Like Joe Barry, resident Ebou Sillah, also complained about the dust and noise coming from the mining site. Sillah would close his house doors and windows the whole day, just to avoid the dust coming from the site.
“This place is becoming inhabitable. We are really suffering. Prior to the illegal mining, we were faced with the issue of bad road. Vehicles cannot safely drive through the neighborhood because of its deplorable condition. There was this day, I went out to enjoy myself at Senegambia. On my way home, I took a taxi, and the driver charged me five hundred dalasis (D500). He said the road that leads to my home is bad. Sometimes, I would walk from Senegambia to my home at late night,” Sillah tells Freedom Radio.
Sillah and Joe Barry had visited government agencies to lodge a complaint against the illegal sand mining taking place in their neighborhood.
“I personally visited the Brikama Area Council to inform them the environmental damage the miners are causing in our area. I told them that I pay taxes and we do not deserve this kind of pollution,” he added.
Sillah was able to investigate to establish the person, who was behind the sand mining. He was told that one Tony, a Lebanese businessman was running the site.
“I am going to meet Tony tomorrow. We will not give up, unless they stop the illegal mining. There are human beings living in this neighborhood. The environment should be protected,” he said.
Ebou’s friend George Louba, also a former Gambian international football star, is also concerned about the environmental damage and pollution taking place in that neighborhood.
“I feel sorry for Ebou and his neighbors. They can hardly breathe fresh air. The place is polluted. Ebou often comes to my house to find fresh air. He can hardly live here. His doors are always closed. I only visit him on Sundays, when the mining site is closed. I told him that I wouldn’t come here because of the dust,” Louba remarked.

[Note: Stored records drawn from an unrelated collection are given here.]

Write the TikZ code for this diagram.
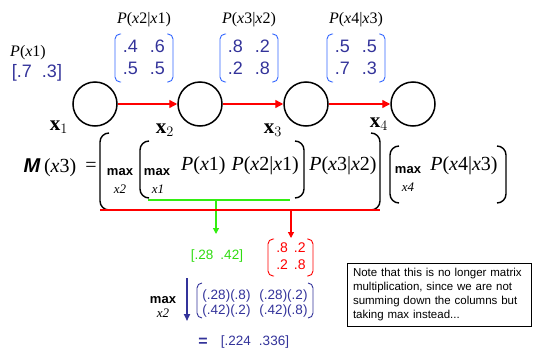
\documentclass[tikz,border=0pt]{standalone}
\usepackage{fontspec}
\setmainfont{Liberation Serif}
\setsansfont{Liberation Sans}
\usetikzlibrary{arrows.meta,calc,positioning}
\definecolor{NumPurple}{HTML}{33339A}
\definecolor{ParenBlue}{HTML}{3366FF}
\definecolor{EdgeRed}{HTML}{FF0000}
\definecolor{MsgGreen}{HTML}{33EE11}
\newcommand\prob[1]{\textit{P}(\textit{x}#1)}
\newcommand\cprob[2]{\textit{P}(\textit{x}#1|\textit{x}#2)}
% bracket pair: style, left x, right x, top y, bottom y, hook
\newcommand\parens[6]{%
  \draw[#1] ($(#2,#4)+(#6,0)$) -- (#2,#4) -- (#2,#5) -- ($(#2,#5)+(#6,0)$);
  \draw[#1] ($(#3,#4)-(#6,0)$) -- (#3,#4) -- (#3,#5) -- ($(#3,#5)-(#6,0)$);}
\tikzset{
  var/.style={circle,draw=black,line width=1.5pt,minimum size=44pt,inner sep=0pt},
  varlabel/.style={font=\fontsize{21}{21}\selectfont,inner sep=0pt},
  edge/.style={-{Triangle[length=8pt,width=8pt]},draw=EdgeRed,line width=1.4pt},
  cpt/.style={font=\fontsize{16}{16}\selectfont,inner sep=0pt},
  topvec/.style={font=\sffamily\fontsize{18}{22}\selectfont,text=NumPurple,inner sep=0pt},
  blueparen/.style={draw=ParenBlue,line width=.9pt,rounded corners=5pt},
  bigparen/.style={draw=black,line width=1.4pt,rounded corners=9pt},
  redparen/.style={draw=EdgeRed,line width=.9pt,rounded corners=5pt},
  purpleparen/.style={draw=NumPurple,line width=.9pt,rounded corners=5pt},
  eq/.style={font=\fontsize{20}{20}\selectfont,inner sep=0pt},
  maxop/.style={font=\sffamily\bfseries\fontsize{13}{13}\selectfont,inner sep=0pt},
  idx/.style={font=\itshape\fontsize{13}{13}\selectfont,inner sep=0pt},
  msg/.style={draw=MsgGreen,line width=1.4pt},
  msgarrow/.style={-{Triangle[length=6pt,width=6pt]},draw=MsgGreen,line width=1.2pt},
  redmsg/.style={draw=EdgeRed,line width=1.4pt},
  redarrow/.style={-{Triangle[length=6pt,width=6pt]},draw=EdgeRed,line width=1.2pt},
  numvec/.style={font=\sffamily\fontsize{13.5}{14.5}\selectfont,inner sep=0pt},
  downarrow/.style={-{Triangle[length=7pt,width=6pt]},draw=NumPurple,line width=1.6pt},
  note/.style={draw=black,line width=.7pt,font=\sffamily\fontsize{11.5}{14}\selectfont,
    align=left,minimum width=184pt,minimum height=63pt,text width=172pt,inner sep=5pt}
}
\begin{document}
\begin{tikzpicture}[x=1pt,y=-1pt]
  \useasboundingbox (0,0) rectangle (535,351);
  % chain x1 -> x4
  \foreach \i/\x in {1/95,2/200,3/306,4/413}{
    \node[var] (v\i) at (\x,104) {};
  }
  \foreach \i/\j in {1/2,2/3,3/4}{
    \draw[edge] (v\i) -- (v\j);
  }
  \foreach \i/\x/\y in {1/59/127,2/165/130,3/273/130,4/379/124}{
    \node[varlabel] (l\i) at (\x,\y) {$\mathbf{x}_\i$};
  }
  % prior and tables
  \node[cpt] (p1) at (28,53) {\prob{1}};
  \node[topvec] (pv) at (37,73) {[.7\hspace{10pt}.3]};
  \foreach \n/\x/\c/\p/\a/\b/\cc/\d in {t2/144/2/1/.4/.6/.5/.5,t3/249/3/2/.8/.2/.2/.8,t4/356/4/3/.5/.5/.7/.3}{
    \node[cpt] (h\n) at (\x,20) {\cprob{\c}{\p}};
    \node[topvec] (\n) at (\x,59)
      {\begin{tabular}{@{}c@{\hspace{12pt}}c@{}}\a&\b\\\cc&\d\end{tabular}};
    \parens{blueparen}{\x-29}{\x+29}{34}{82}{6}
  }
  % message equation
  \node[eq] (m3) at (50,168) {\textsf{\bfseries\itshape M}\,(\textit{x}3)};
  \node[eq] (eqs) at (91,167) {=};
  \parens{bigparen}{100}{380}{133}{210}{9}
  \node[maxop] (mx2) at (120,172) {max};
  \node[idx] (i2) at (120,189) {x2};
  \parens{bigparen}{140}{304}{141}{198}{9}
  \node[maxop] (mx1) at (157,172) {max};
  \node[idx] (i1) at (158,189) {x1};
  \node[eq] (f12) at (240,166) {\prob{1}\hspace{6pt}\cprob{2}{1}};
  \node[eq] (f23) at (343,166) {\cprob{3}{2}};
  \parens{bigparen}{390}{506}{146}{203}{9}
  \node[maxop] (mx4) at (408,170) {max};
  \node[idx] (i4) at (408,187) {x4};
  \node[eq] (f34) at (464,166) {\cprob{4}{3}};
  % green message
  \coordinate (g0) at (148,200);
  \coordinate (g1) at (290,200);
  \coordinate (gm) at (216,200);
  \coordinate (gt) at (216,234);
  \draw[msg] (g0) -- (g1);
  \draw[msgarrow] (gm) -- (gt);
  \node[numvec,text=MsgGreen!92!black] (gv) at (217,256) {[.28\hspace{7pt}.42]};
  % red table
  \coordinate (r0) at (100,210);
  \coordinate (r1) at (380,210);
  \coordinate (rm) at (291,210);
  \coordinate (rt) at (291,238);
  \draw[redmsg] (r0) -- (r1);
  \draw[redarrow] (rm) -- (rt);
  \node[numvec,text=EdgeRed,font=\sffamily\fontsize{14}{17}\selectfont] (rmat) at (291,258)
    {\begin{tabular}{@{}c@{\hspace{6pt}}c@{}}.8&.2\\.2&.8\end{tabular}};
  \parens{redparen}{268}{313}{239}{276}{6}
  % max over x2
  \node[maxop] (mx2b) at (163,300) {max};
  \node[idx] (i2b) at (163,313) {x2};
  \coordinate (ba0) at (187,278);
  \coordinate (ba1) at (187,321);
  \draw[downarrow] (ba0) -- (ba1);
  \node[numvec,text=NumPurple] (pm) at (255,304)
    {\begin{tabular}{@{}c@{\hspace{9pt}}c@{}}(.28)(.8)&(.28)(.2)\\(.42)(.2)&(.42)(.8)\end{tabular}};
  \parens{purpleparen}{197}{313}{283}{318}{5}
  \node[numvec,text=NumPurple,font=\sffamily\bfseries\fontsize{16}{16}\selectfont] (eq2) at (203,342) {=};
  \node[numvec,text=NumPurple] (res) at (255,342) {[.224\hspace{8pt}.336]};
  % note
  \node[note] (nt) at (439,294.5) {Note that this is no longer matrix\\multiplication, since we are not\\summing down the columns but\\taking max instead...};
\end{tikzpicture}
\end{document}
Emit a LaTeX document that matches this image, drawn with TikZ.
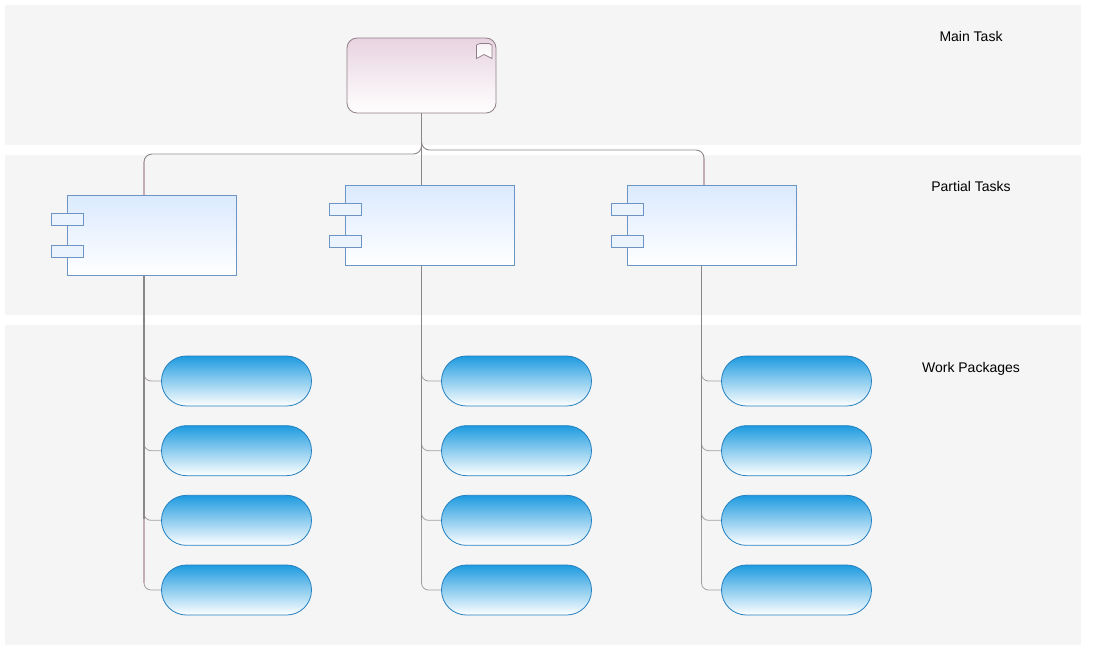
\documentclass[tikz,border=0pt]{standalone}
\usepackage{fontspec}
\setmainfont{Liberation Sans}
\usetikzlibrary{positioning}
\definecolor{bandgray}{HTML}{F5F5F5}
\definecolor{wiregray}{HTML}{8C8787}
\definecolor{wirepink}{HTML}{C4AEBA}
\definecolor{mainedge}{HTML}{8F7F88}
\definecolor{mainfill}{HTML}{E8D3E0}
\definecolor{partedge}{HTML}{6C94C4}
\definecolor{partfill}{HTML}{DBEAFF}
\definecolor{packedge}{HTML}{2280C0}
\definecolor{packfill}{HTML}{1E9BE0}

\begin{document}
\begin{tikzpicture}[x=1pt,y=-1pt,node distance=69.67pt]
\tikzstyle{band}=[fill=bandgray,draw=none]
\tikzstyle{caption}=[font=\fontsize{14}{16}\selectfont,text=black,anchor=base]
\tikzstyle{maintask}=[rectangle,rounded corners=10pt,draw=mainedge,line width=0.8pt,top color=mainfill,bottom color=white,minimum width=149pt,minimum height=75pt,inner sep=0pt]
\tikzstyle{parttask}=[rectangle,draw=partedge,line width=0.8pt,top color=partfill,bottom color=white,minimum width=169pt,minimum height=80pt,inner sep=0pt]
\tikzstyle{port}=[rectangle,draw=partedge,line width=0.8pt,fill=partfill!55!white,minimum width=32pt,minimum height=12pt,inner sep=0pt]
\tikzstyle{package}=[rectangle,rounded corners=24.9pt,draw=packedge,line width=0.8pt,top color=packfill,bottom color=white,minimum width=150pt,minimum height=50pt,inner sep=0pt]
\tikzstyle{wire}=[draw=wiregray,line width=0.9pt,rounded corners=8pt]
\tikzstyle{branch}=[draw=wiregray!80!white,line width=0.8pt,rounded corners=7pt]
\tikzstyle{pinkwire}=[draw=wirepink,line width=1.3pt]

\useasboundingbox (0,0) rectangle (1097,651);

% bands
\fill[band] (5,5) rectangle (1081,145);
\fill[band] (5,155) rectangle (1081,315);
\fill[band] (5,325) rectangle (1081,645);

\node[caption] (lmain) at (971,41) {Main Task};
\node[caption] (lpart) at (971,191) {Partial Tasks};
\node[caption] (lwork) at (971,372) {Work Packages};

% tasks
\node[maintask] (main) at (421.5,75.5) {};
\node[parttask] (p1) at (152,235.5) {};
\node[parttask] (p2) at (429.5,225.5) {};
\node[parttask] (p3) at (712,225.5) {};

% bookmark in the main task
\draw[draw=mainedge,line width=0.7pt,top color=mainfill!30!white,bottom color=white] (476.5,45) -- (480,43.5) -- (489,43.5) -- (492,45) -- (492,58.5) -- (484,54.5) -- (476.5,58.5) -- cycle;

% ports
\foreach \p/\x/\y in {p1/67.5/219.5, p2/345/209.5, p3/627.5/209.5} {
  \node[port] (\p a) at (\x,\y) {};
  \node[port,below=19.5pt of \p a] (\p b) {};
}

% work packages
\foreach \c/\x in {a/236.5, b/516.5, c/796.5} {
  \node[package] (\c1) at (\x,381) {};
  \node[package] (\c2) [below of = \c1] {};
  \node[package] (\c3) [below of = \c2] {};
  \node[package] (\c4) [below of = \c3] {};
}

% wires from the main task
\coordinate (jl) at (144,154);
\coordinate (jr) at (704,150);
\coordinate (pinkl) at (144,162);
\coordinate (pinkr) at (704,158);
\coordinate (pinka) at (144,519);
\coordinate (pinkb) at (144,583);
\draw[wire] (main.south) -- ([xshift=-8pt]p2.north);
\draw[wire] (main.south) |- (jl) -- ([xshift=-8pt]p1.north);
\draw[wire] (main.south) |- (jr) -- ([xshift=-8pt]p3.north);
\draw[pinkwire] (pinkl) -- ([xshift=-8pt]p1.north);
\draw[pinkwire] (pinkr) -- ([xshift=-8pt]p3.north);

% wires to the work packages
\foreach \c/\p/\s in {a/p1/8, b/p2/8, c/p3/10.5} {
  \foreach \i in {1,2,3,4}
    \draw[branch] ([xshift=-\s pt]\p.south) |- (\c\i.west);
  \draw[wire] ([xshift=-\s pt]\p.south) -- ([xshift=-\s pt]\p.south |- \c3.west);
}
\draw[wire,line width=1.1pt] ([xshift=-8pt]p1.south) -- (pinka);
\draw[pinkwire] (pinka) -- (pinkb);
\end{tikzpicture}
\end{document}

Joe Barry and his team today visited the National Environmental Agency, where they met two officials: Mr. Nying and Hydara. They were told that the agency wasn’t aware of the sand mining taking place in Bijilo.
Barry later met with the Geology officials at the Kanifing office: Cham and Mr. Jawo. He said he was told by the officials in Kanifing that Tony was never issued permit to sell sand. Instead, Tony was only allowed to dig some sand for personal use and not for sale, he said.
The Geology officials in Kanifing couldn’t be reached for comment at press time.